GitOps at Fleet Scale: Decentralization vs. Control
In the cloud-native world, everything eventually hits a scaling wall. Kubernetes started small and ended up orchestrating fleets of clusters. Observability grew from a handful of dashboards to terabytes of traces. And now GitOps — long hailed as the answer to configuration drift — is facing the same scaling dilemma.
The promise of GitOps is simple: Declare desired state in Git, let automation reconcile it, and watch configuration chaos fade into history. That model works beautifully when you’ve got a handful of clusters. But what happens when you’re running hundreds of clusters across regions, edges, and clouds? Suddenly, the tidy “single source of truth” feels less like a guarantee and more like a bottleneck.
That’s the tension Red Hat addressed with its recent technology preview of an agent-based GitOps architecture for OpenShift. Instead of one massive Argo CD server trying to control every cluster, Red Hat’s model deploys lightweight agents into clusters that pull configuration and reconcile state locally. The central control plane still defines policies and maintains visibility, but the agents handle day-to-day execution.
As the Red Hat team explained:
“To address the GitOps scalability, security and operations challenges in fleet scenarios, Red Hat introduced a new agent-based Argo CD architecture … These agents pull desired state configurations from a centralized Argo CD control plane, applying updates locally without requiring the central server to maintain direct control over each cluster.”
It’s a deceptively simple change that opens up the same old debate: How much should you centralize, and how much should you push out?
Why Decentralization Makes Sense
At fleet scale, the arguments for decentralization are strong:
- Latency and resilience: Local agents can reconcile state even when the central control plane is unreachable.
- Autonomy: Regional or business-unit teams don’t have to wait for a monolithic control server.
- Scalability: Offloading sync work reduces pressure on the central Argo CD instance.
- Security boundaries: Agents can be scoped with least privilege, limiting blast radius.
In other words, decentralization lets clusters act independently without losing alignment with Git.
Why Centralization Still Matters
But anyone who’s run more than a handful of clusters knows the dark side of too much autonomy:
- Governance and compliance: Enterprises can’t afford inconsistent policy enforcement.
- Drift detection: If every cluster operates semi-independently, how do you prove they’re all actually running the declared state?
- Auditability: Regulators and auditors don’t accept “trust us, the agents did the right thing.”
- Operational complexity: Variations at the edge compound testing and support.
Centralization offers guardrails. It ensures the fleet remains coherent — even when individual clusters want to run wild.
The Middle Ground: Federated GitOps
That’s why the most realistic path forward is neither extreme but a federated model:
- Central repositories define golden paths, policies, and non-negotiables.
- Local agents execute those policies with enough autonomy to handle local failures and edge cases.

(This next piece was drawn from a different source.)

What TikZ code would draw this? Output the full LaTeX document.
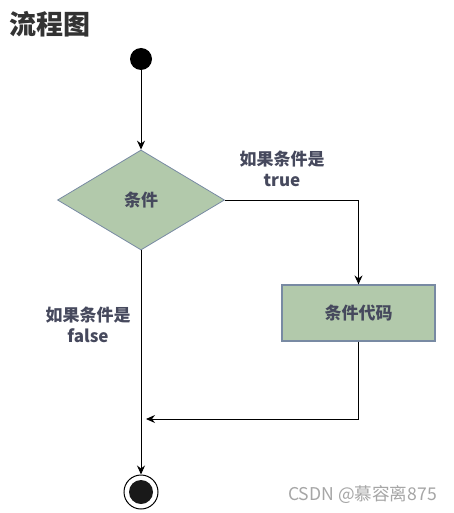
\documentclass[tikz,border=0pt]{standalone}
\usepackage{fontspec}
\usepackage{tikz}
\usetikzlibrary{arrows.meta,shapes.geometric}
\newfontfamily\cjk{Noto Sans CJK SC}
\definecolor{sage}{HTML}{B2C9AB}
\definecolor{sageline}{HTML}{788AA3}
\definecolor{labelgray}{HTML}{46495D}
\definecolor{titlegray}{HTML}{333333}
\tikzset{
	flow/.style={line width=1pt, -{Stealth[length=9pt, width=8pt, inset=3pt]}},
	lbl/.style={font=\cjk\bfseries\fontsize{17}{21}\selectfont, text=labelgray, align=center, inner sep=0pt},
}

\begin{document}
\begin{tikzpicture}[x=1pt, y=-1pt]
			%%%%% START %%%%%
			
			\useasboundingbox[fill=white] (0, 0) rectangle (453, 513);
			
			\node[anchor=west, inner sep=0pt, font=\cjk\bfseries\fontsize{27}{30}\selectfont, text=titlegray] (title) at (9, 24.5) {流程图};
			
			\node[circle, fill=black, minimum size=22pt, inner sep=0pt] (start) at (141, 59) {};
			
			\node[diamond, aspect=1.67, draw=sageline, fill=sage, line width=0.8pt, minimum width=167pt, minimum height=100pt, inner sep=0pt, lbl] (cond) at (141, 200) {条件};
			
			\node[rectangle, draw=sageline, fill=sage, line width=1.2pt, minimum width=153pt, minimum height=56pt, inner sep=0pt, lbl] (code) at (358.5, 313) {条件代码};
			
			\node[circle, draw=black, line width=1pt, minimum size=34pt, inner sep=0pt] (finish) at (141, 492) {};
			\fill[black!90] (finish.center) circle (12);
			
			\coordinate (join) at (146, 419);
			
			\draw[flow] (start) -- (cond.north);
			\draw[flow] (cond.east) -| (code.north);
			\draw[flow] (code.south) |- (join);
			\draw[flow] (cond.south) -- (finish.north);
			
			\node[lbl] (truelbl) at (282, 168.5) {如果条件是\\true};
			\node[lbl] (falselbl) at (88, 325) {如果条件是\\false};
			
			\node[inner sep=0pt, font=\cjk\fontsize{17.6}{20}\selectfont, text=black!35] (mark) at (362.5, 495) {CSDN @慕容离875};
			
			%%%%% END %%%%%
\end{tikzpicture}
\end{document}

- Observability ties the two together, surfacing drift and compliance gaps before they metastasize.
Red Hat’s preview is an early shot at this balance. It’s not just about scale — it’s about power dynamics: Who decides what’s fixed, who decides what’s flexible, and how you enforce both.
The CNCF Angle
This shift matters well beyond OpenShift. GitOps has become a first-class practice in the CNCF ecosystem, anchored by Argo and Flux. As more vendors experiment with agent models, the questions get bigger:
- Should CNCF projects build standard APIs for fleet-level GitOps?
- How do policy engines (Kyverno, OPA) and observability stacks (Prometheus, OpenTelemetry) fit into this architecture?
- Do we need a “GitOps Federation Working Group” the same way we needed SIG-Multicluster for Kubernetes?
These are not academic debates. They decide whether GitOps remains a developer-friendly practice or hardens into yet another heavyweight ops framework.
Shimmy’s Take
Fleet-scale GitOps isn’t really about YAML or repos — it’s about control. Who has it, who gives it up, and how you trust teams to exercise it.
If you go all-in on centralization, you stifle the very agility that cloud native promised. If you go all-in on decentralization, you invite chaos and drift. The answer, as always, is balance: Guardrails, not gates.
Platform teams should define the rules of the road. Local clusters and agents should drive within those lanes. Observability should be the referee that makes sure nobody cheats.
Red Hat’s agent-based GitOps preview is a step toward that equilibrium. It won’t be the last word — expect Flux, Argo and others to follow suit. But it’s a signal that the GitOps conversation is maturing.
At fleet scale, GitOps is no longer just about declaring state in Git. It’s about reconciling freedom and control — two forces that have shaped every empire, every network, and now, every Kubernetes fleet.